DOG MOMENTS #4

Gimme a New One

I love my dog. I love all my dogs. Every dog I ever had, I still love ’em. And in my life, believe me, I have had me a bunch of goddamn dogs. Because you keep on gettin’ a new one, don’t ya? It’s true. As life goes on, you keep gettin’ one new dog after another. That’s the whole secret of life. Life is a series of dogs.

Sometimes you can get a dog that looks exactly like the one you had before. It’s true. If you shop around a little, you can find you a dog identical to your former dog. You just bring the dead one into the pet shop, throw him up on the counter, and say, “Gimme another one of these.” And, by God, they’ll give you a carbon copy of your exgoddamn dog. And that’s real handy, because then you don’t have to go around your house changin’ all the pictures.

That’s the nice thing about dogs. They don’t live too long, and you can go and get a new one.


Doggie Nose Best

Most people know the best size dog to have is a knee-high, midsize dog. It’s the ideal pet. Because whenever some nice lady comes to visit you, the first thing that dog does is put his nose right in her crotch.

“Hi, Mrs. Effington.”

“Hi, Stuart, how’s the…oooooh! Ooooooh! What a friendly dog. Oooohhhh! You know, I’ll bet he smells my dog.”

“I’m not sure, Mrs. Effington. Judgin’ by where he’s placed his nose, I’d say he’s got a completely different animal in mind. You don’t by any chance own a pussy, do ya?”

“No. I mean… well, no!”

Some people get embarrassed by that nose-crotch behavior. The dog owner will often fall all over himself trying to save face.

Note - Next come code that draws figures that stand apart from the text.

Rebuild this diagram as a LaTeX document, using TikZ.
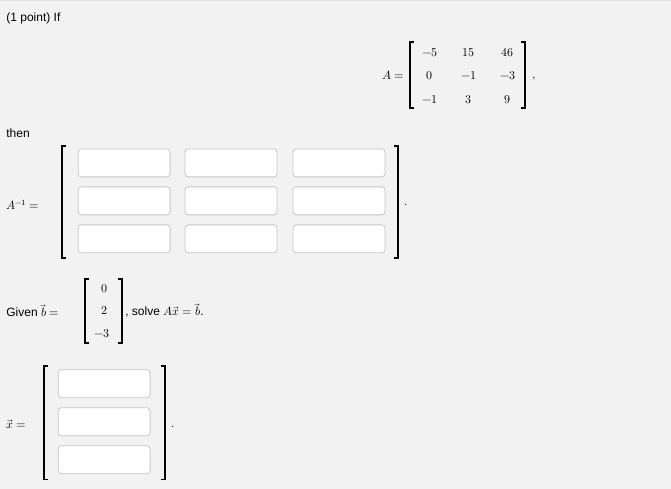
\documentclass[tikz,border=0pt]{standalone}
\usepackage{fontspec}
\setmainfont{Liberation Sans}
\usepackage{unicode-math}
\setmathfont{Latin Modern Math}
\begin{document}
\begin{tikzpicture}[x=1pt,y=-1pt,
  txt/.style={font=\fontsize{12}{14}\selectfont, inner sep=0pt, anchor=west},
  mth/.style={font=\large, inner sep=0pt},
  ent/.style={draw=black!22, fill=white, rounded corners=3pt, minimum width=92pt, minimum height=28pt, line width=0.8pt, inner sep=0pt},
  brk/.style={line width=1.5pt}]
\fill[black!5] (0,0) rectangle (671,489);
\draw[black!12] (0,0.5) -- (671,0.5);
\useasboundingbox (0,0) rectangle (671,489);
\node[txt] (t1) at (6,18) {(1 point) If};
% matrix A
\node[mth, anchor=east] (Aeq) at (404,75) {$A=$};
\draw[brk] (414,42) -- (410,42) -- (410,108) -- (414,108);
\draw[brk] (521,42) -- (525,42) -- (525,108) -- (521,108);
\node[mth] (a11) at (430,53) {$-5$};
\node[mth] (a12) at (469,53) {$15$};
\node[mth] (a13) at (508,53) {$46$};
\node[mth] (a21) at (430,76) {$0$};
\node[mth] (a22) at (469,76) {$-1$};
\node[mth] (a23) at (508,76) {$-3$};
\node[mth] (a31) at (430,100) {$-1$};
\node[mth] (a32) at (469,100) {$3$};
\node[mth] (a33) at (508,100) {$9$};
\node[mth, anchor=west] (cm) at (532,79) {$,$};
\node[txt] (then) at (6,133) {then};
% A inverse
\node[mth, anchor=west] (Ainv) at (6,205) {$A^{-1}=$};
\draw[brk] (66,146) -- (62,146) -- (62,258) -- (66,258);
\draw[brk] (394,146) -- (398,146) -- (398,258) -- (394,258);
\foreach \c/\x in {1/124,2/231,3/339}{
  \foreach \r/\y in {1/163,2/201,3/239}{
    \node[ent] (m\r\c) at (\x,\y) {};
  }
}
\node[mth, anchor=west] (p1) at (404,205) {$.$};
% b
\node[txt] (given) at (6,311) {Given {\large$\vec b=$}};
\draw[brk] (89,279) -- (85,279) -- (85,343) -- (89,343);
\draw[brk] (118,279) -- (122,279) -- (122,343) -- (118,343);
\node[mth] (b1) at (104,289) {$0$};
\node[mth] (b2) at (104,311) {$2$};
\node[mth] (b3) at (102,334) {$-3$};
\node[txt] (solve) at (125,311) {, solve {\large$A\vec x=\vec b$}.};
% x
\node[mth, anchor=west] (xeq) at (6,425) {$\vec x=$};
\draw[brk] (48,366) -- (44,366) -- (44,480) -- (48,480);
\draw[brk] (161,366) -- (165,366) -- (165,480) -- (161,480);
\foreach \r/\y in {1/384,2/422,3/460}{
  \node[ent] (x\r) at (104,\y) {};
}
\node[mth, anchor=west] (p2) at (171,427) {$.$};
\end{tikzpicture}
\end{document}
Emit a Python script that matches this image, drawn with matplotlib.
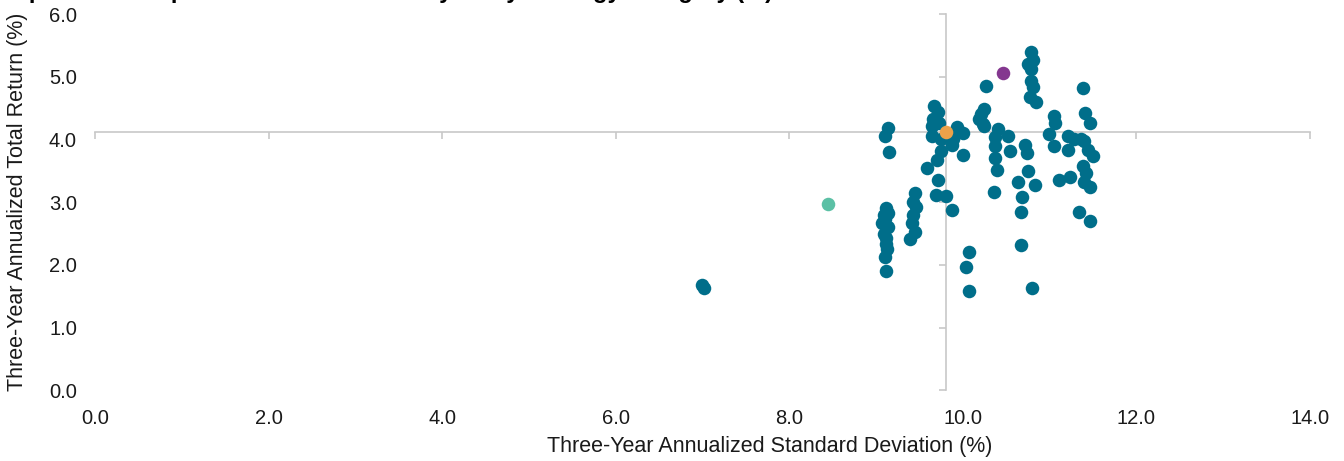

“Stop that, Bongo! Stop it! I’m awfully sorry, Marzell. He’s usually so polite. You must a not bathed.”

Not me, folks; I never apologize. I’m a fun-lovin’ guy. I say, “Get in there, Bongo! Get yourself some of that. Sniff it out. Listen, Marzell, would you mind spreadin’ your legs a little bit, so he can get some sniffin’ room? Plant your feet about three feet apart, would ya? That’s it. Good. Air that thing out. Okay! So, how’s everything goin’ down at the church? Good. All right, Bongo, now go around back and sniff that other thing. Sorry, Marzell, there’s two smells he likes, and one of ’em’s in the back. What’s that? You gotta go? Well, I’m awfully sorry. Listen, before you go, you wouldn’t be willin’ to let Bongo have about thirty seconds on your leg, would ya? No, I didn’t think so. Okay, no problem. You take care, and tell the reverend Bongo says hello.”

Those dogs are really great. They help to break the ice when a new neighbor comes to call.

“Hi, we’re the Belchingtons. Ooooooh! What’s his name?”

“Ballsniffer. He’s a crotch hound. Lemme know if you wanna get circumcised; he’s on duty’ round the clock.”


Give the Little Dog a Big Hand

When they show a dog on TV, do you try to get your dog to look at him? Don’t you want your dog to see the dog on TV? I do.

“Look at the doggie! Look at the dog! Over there! On TV! Look!”

He won’t look. Even if you try to twist his head around and point it toward the TV, he won’t look.

“Over there! Turn your head! Look! On TV! Look at the dog! Goddamn it, you asshole! Look at the fuckin’ dog!!”

They never look where you want. If you point at something, they just stare at your hand. You try to show them something interesting, and they think you’re showing them your hand.

“There he goes again, showing me his hand. Why does he do that? I guess he’s really proud of it. Uh-oh! Now he’s twisting my head around. Owww! Jeez, what did I do now?”

“Well, for one thing you completely missed the dog on TV.”


A Cracker Jack Meal

A long time ago I had a little dog named Tippy. And one time when I was doin’ drugs, I fed Tippy a whole bunch of Cracker Jack, because that’s what I was havin’. Cracker Jack and tap water. Seemed like a reasonable meal to me. And even though Tippy was a little dog, she ate about two boxes of Cracker Jack. And the next day, when I took her out for a walk, she squatted and strained and grunted and shook, and you know what? By God, instead of taking a shit, she took a Cracker Jack! Right in front of my eyes I saw fully formed, undigested Cracker Jack coming out of my dog!

Well, you know me, I’m a practical guy. I kept waitin’ for the little surprise to come out, hopin’ it wouldn’t be a whistle or a bird call. I figure there’s a certain amount of basic hygiene you can’t ignore.